LCCs from nearby “clone nurseries” situated in MPAs will be the key to the long-term sustainability of the projects as the ARs expand and eventually become nurseries themselves to spur even further expansion.

With 17,500 kilometers of coastline, the potential to transform the Philippines’ coral reefs into “rainforests of the sea” as a significant mitigating factor against global warming is mind boggling.

Compared to forest carbon sinks, carbon sequestration in ARs using LCCs have a geometric growth progression, are safe from fire and usual threats faced by land-based forests, with most threats addressable by human intervention, offer permanent/longer carbon sequestration, and are adaptable to sand dunes or barren stretches of seabed, and make it easy to restore degraded coral atolls/reefs.

In contrast, trees can only multiply arithmetically and face environment threats many of which cannot be mitigated by human intervention, and have a relatively short-span carbon sequestration period before they are cut down for lumber or fuel and the decay or burning releases carbon back into the air.

This project aims to make its technology and expertise with artificial reefs using concrete substrates with large coral clones available for the national integrated coastal management plan. It will endeavor to reduce human induced climate change by reducing greenhouse gases, and reduce immediate threats of declining water quality brought by land-use changes and pollution, and mass exploitation of fish biomass.

While it’s true that coral reefs also face similar threats to their sustainability, particularly the increase in sea surface temperatures, decrease in carbonate levels and sea-level rise, caused by increasing anthropogenic CO2 in the atmosphere, whose combined effects stress coral reefs leading to severe bleaching and extensive coral mortality, these respond better to human interventions compared to land based forests.

“However, as of now we can only establish our coral nurseries in marine protected areas (MPA),” said Severo Eduardo M. Yap, PADI open water dive instructor and Pelaez’s partner in the Duka Dive Shop, which is financing the research.

Yap supervised the delineation and zoning of the MPA in Duka Bay, which provided the haven within which to carry out the project free from the depredation of fishermen using illegal fishing methods.
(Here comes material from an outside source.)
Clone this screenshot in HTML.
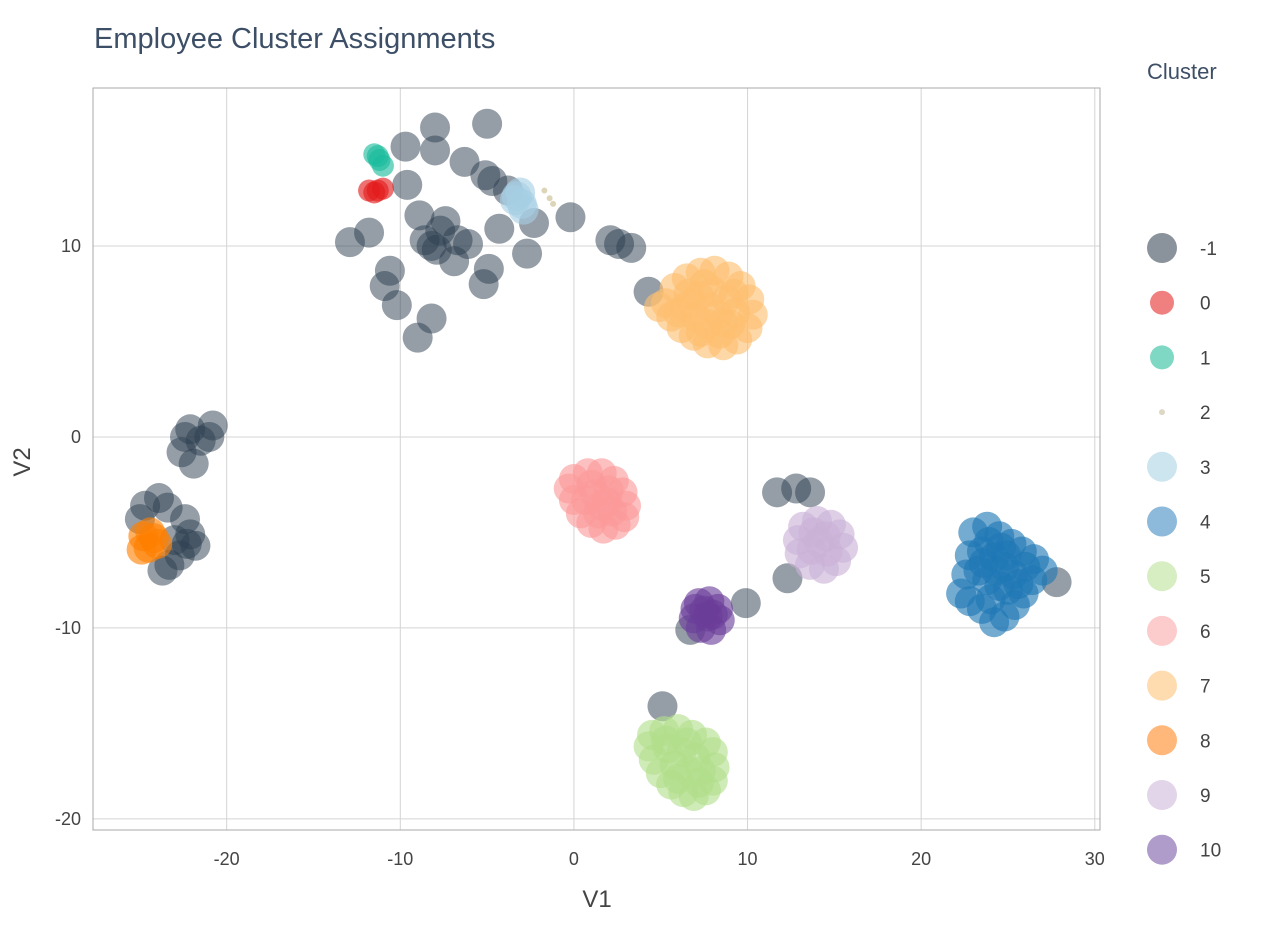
<!DOCTYPE html>
<html><head><meta charset="utf-8"><style>
body{margin:0;background:#fff;font-family:"Liberation Sans",sans-serif;}
svg text{font-family:"Liberation Sans",sans-serif;}
</style></head><body>
<svg id="chart" width="1274" height="932" xmlns="http://www.w3.org/2000/svg">
<text x="94" y="48" font-size="29" fill="#3d4f66">Employee Cluster Assignments</text>
<g id="grid"></g>
<g id="marks"></g>
<rect x="93" y="88" width="1007" height="742" fill="none" stroke="#aaa" stroke-width="1"/>
<g id="ticks"></g>
<text x="597" y="907" font-size="24" fill="#444" text-anchor="middle">V1</text>
<text transform="translate(30,462) rotate(-90)" font-size="24" fill="#444" text-anchor="middle">V2</text>
<text x="1147" y="79" font-size="22" fill="#3d4f66">Cluster</text>
<g id="legend"></g>
</svg>
<script>
const xTicks=[-20,-10,0,10,20,30];
const yTicks=[-20,-10,0,10];
const clusterNames=["-1","0","1","2","3","4","5","6","7","8","9","10"];
const clusterColors=["#2c3e50","#e41a1c","#1abc9c","#c8bb8c","#a6cee3","#1f78b4","#b2df8a","#fb9a99","#fdbf6f","#ff7f00","#cab2d6","#6a3d9a"];
const clusterSizes=[15,11,11,3,15,15,15,15,15,15,15,15];
const legendColors=["#8a939c","#f08080","#7fd8c4","#ddd8c4","#cde5ef","#8db9da","#d6eec2","#fccbcb","#fedcb0","#ffb77a","#e2d5e9","#b09ccb"];
const noisePts=[[-5.0,16.4],[-8.0,16.2],[-8.0,15.0],[-9.7,15.2],[-9.6,13.2],[-6.3,14.4],[-5.1,13.7],[-4.7,13.4],[-3.8,12.9],[-0.2,11.5],[-2.3,11.2],[-4.3,10.9],[-2.7,9.6],[-8.9,11.6],[-7.4,11.3],[-8.6,10.3],[-7.9,9.8],[-6.7,10.3],[-6.1,10.1],[-6.9,9.2],[-4.9,8.8],[-5.2,8.0],[-7.7,10.8],[-8.2,10.0],[-11.8,10.7],[-12.9,10.2],[-10.6,8.7],[-10.9,7.9],[-10.2,6.9],[-8.2,6.2],[-9.0,5.2],[2.1,10.3],[3.3,9.9],[2.6,10.1],[4.3,7.6],[-22.1,0.4],[-21.0,0],[-22.6,-0.8],[-21.9,-1.4],[-20.8,0.6],[-22.4,0],[-21.5,-0.2],[-24.7,-3.6],[-23.9,-3.2],[-23.4,-3.7],[-22.4,-4.3],[-22.1,-5.1],[-21.8,-5.7],[-22.7,-6.2],[-23.3,-6.7],[-23.7,-7.0],[-23.0,-5.4],[-22.3,-5.6],[-25.0,-4.3],[11.7,-2.9],[12.8,-2.7],[13.6,-2.9],[12.3,-7.4],[9.9,-8.7],[6.7,-10.1],[5.1,-14.1],[27.8,-7.6]];
const c0Pts=[[-11.8,12.9],[-11.3,12.9],[-11.0,13.0],[-11.5,12.8]];
const c1Pts=[[-11.5,14.8],[-11.2,14.5],[-11.0,14.2],[-11.3,14.7]];
const c2Pts=[[-1.7,12.9],[-1.4,12.5],[-1.2,12.2]];
const c3Pts=[[-3.3,12.6],[-3.0,12.2],[-3.4,12.4],[-2.9,11.9],[-3.1,12.8]];
const c4Pts=[[23.0,-5.0],[23.8,-4.7],[24.5,-5.2],[25.2,-5.6],[25.8,-6.0],[26.5,-6.4],[27.0,-7.0],[26.4,-7.5],[25.9,-8.2],[25.4,-8.8],[24.8,-9.4],[24.2,-9.7],[23.5,-9.0],[22.8,-8.6],[22.3,-8.2],[22.6,-7.2],[22.8,-6.2],[23.5,-6.0],[24.2,-6.3],[24.8,-6.8],[25.3,-7.2],[24.5,-7.8],[23.8,-7.5],[23.3,-7.0],[24.0,-8.5],[25.0,-8.0],[26.0,-6.8],[24.6,-5.8],[23.9,-5.5],[25.6,-7.7],[24.3,-7.0],[23.6,-6.6],[24.9,-6.2]];
const c5Pts=[[4.5,-15.6],[5.2,-15.4],[6.0,-15.3],[6.8,-15.6],[7.6,-16.0],[8.0,-16.5],[8.1,-17.3],[8.0,-18.0],[7.6,-18.5],[6.9,-18.8],[6.3,-18.6],[5.6,-18.2],[5.0,-17.6],[4.6,-16.9],[4.3,-16.2],[5.4,-16.3],[6.2,-16.5],[7.0,-16.8],[6.6,-17.5],[5.8,-17.2],[7.3,-17.5],[6.0,-17.9],[5.3,-15.9],[6.5,-16.0],[7.2,-18.1]];
const c6Pts=[[0.0,-2.2],[0.8,-1.9],[1.6,-1.9],[2.3,-2.3],[2.8,-2.9],[3.0,-3.6],[2.9,-4.2],[2.4,-4.6],[1.7,-4.8],[1.0,-4.5],[0.4,-4.0],[0.0,-3.3],[-0.3,-2.7],[1.2,-3.0],[1.9,-3.4],[1.4,-4.0],[0.7,-3.3],[2.2,-3.9],[1.0,-2.5],[2.0,-2.8],[1.6,-3.6]];
const c7Pts=[[5.3,7.0],[5.8,7.8],[6.5,8.3],[7.3,8.6],[8.1,8.7],[8.9,8.4],[9.6,7.9],[10.1,7.2],[10.3,6.4],[10.0,5.7],[9.4,5.1],[8.6,4.8],[7.7,4.9],[6.9,5.3],[6.2,5.7],[5.6,6.3],[6.4,6.8],[7.2,7.4],[8.0,7.6],[8.8,7.2],[9.3,6.5],[8.6,6.0],[7.7,5.9],[7.0,6.3],[7.8,6.8],[8.4,5.4],[9.0,5.9],[6.6,7.5],[4.9,6.8],[7.5,8.0],[6.0,6.5],[8.3,6.4],[7.3,5.5],[9.2,7.5],[6.8,7.0]];
const c8Pts=[[-24.8,-5.2],[-24.5,-5.8],[-24.2,-5.3],[-24.9,-5.9],[-24.4,-5.0],[-24.0,-5.6]];
const c9Pts=[[13.2,-4.7],[14.0,-4.4],[14.8,-4.6],[15.3,-5.1],[15.5,-5.8],[15.1,-6.5],[14.4,-6.9],[13.6,-6.7],[13.0,-6.1],[12.9,-5.4],[14.1,-5.5],[14.6,-6.0],[13.7,-5.9],[14.5,-5.2],[13.8,-5.0]];
const c10Pts=[[7.2,-8.7],[7.8,-8.6],[8.3,-9.0],[8.4,-9.6],[7.9,-10.1],[7.3,-10.0],[6.9,-9.5],[7.0,-9.0],[7.7,-9.4],[7.5,-9.1],[8.0,-9.3]];
const allPts=[noisePts,c0Pts,c1Pts,c2Pts,c3Pts,c4Pts,c5Pts,c6Pts,c7Pts,c8Pts,c9Pts,c10Pts];

const X0=93,X1=1100,Y0=88,Y1=830;
const xMin=-27.7,xMax=30.3,yMin=-20.58,yMax=18.27;
const xs=v=>X0+(v-xMin)/(xMax-xMin)*(X1-X0);
const ys=v=>Y1-(v-yMin)/(yMax-yMin)*(Y1-Y0);
const NS="http://www.w3.org/2000/svg";
function mk(tag,attrs,parent){const e=document.createElementNS(NS,tag);for(const k in attrs)e.setAttribute(k,attrs[k]);parent.appendChild(e);return e;}
const grid=document.getElementById('grid'),ticks=document.getElementById('ticks'),marks=document.getElementById('marks'),legend=document.getElementById('legend');
xTicks.forEach(t=>{
 const l=mk('line',{x1:xs(t),x2:xs(t),y1:Y0,y2:Y1,stroke:'#d4d4d4','stroke-width':1},grid);
 
 
 const tx=mk('text',{x:xs(t),y:Y1+35,'font-size':18,fill:'#444','text-anchor':'middle'},ticks);
 tx.textContent=String(t);
 
 
});
yTicks.forEach(t=>{
 const l=mk('line',{x1:X0,x2:X1,y1:ys(t),y2:ys(t),stroke:'#d4d4d4','stroke-width':1},grid);
 
 
 const tx=mk('text',{x:X0-12,y:ys(t)+6,'font-size':18,fill:'#444','text-anchor':'end'},ticks);
 tx.textContent=String(t);
 
 
});
allPts.forEach((pts,i)=>{
 const g=mk('g',{},marks);
 
 
 pts.forEach(p=>{
  const c=mk('circle',{cx:xs(p[0]),cy:ys(p[1]),r:clusterSizes[i],fill:clusterColors[i],'fill-opacity':i===0?0.5:0.62},g);
  
  
 });
});
const legR=[15,12,12,3,15,15,15,15,15,15,15,15];
clusterNames.forEach((n,i)=>{
 const y=248+i*54.7;
 const g=mk('g',{},legend);
 
 
 mk('circle',{cx:1162,cy:y,r:legR[i],fill:legendColors[i]},g);
 const t=mk('text',{x:1200,y:y+7,'font-size':19,fill:'#444'},g);
 t.textContent=n;
});
</script>
</body></html>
The three partners are co-authors of the local and international patent application on the establishment of coral nurseries.

Meantime, the team has developed a superior concrete structure to the original “acanthasia” called the “A-Leg Beam”. The new design reduced by 90 percent the cost of each clone from the 88 clones, which could be accommodated in the giant, eight-legged acanthasia to the 16 clones of the much handier A-Leg Beam.

“The A-Leg Beam is a more dynamic design which allows us to orient it to any position and terrain. It can be placed on top of sandbars, degraded coral reefs, for instance, to initiate coral establishment,” Alfeche said. “Its smaller frame also allows it to either restore a dead reef or establish a new one in a previously bare area, say the “Dive Experience” in the Palm Island Crescent in Dubai.”

The team has documented 150 species of coral in Duka Bay so far, though they acknowledge they lack the time and resources to continue the census. The Philippines, recently recognized as the world’s center of biodiversity, has approximately 300 coral species, 22 of which are hard tropical corals.

Funding for the construction of artificial reefs under this project can be sourced from Annex 1 countries and companies seeking to build up their carbon credits under the Clean Development Mechanism of the Kyoto Protocol.

Although coral sequestration is not yet considered as carbon sinks under the present provisions of the Kyoto Protocol, the project team believes it is only a matter of time before they will be included due to the inherent advantages it offers over the approved methods using land based tree plantations.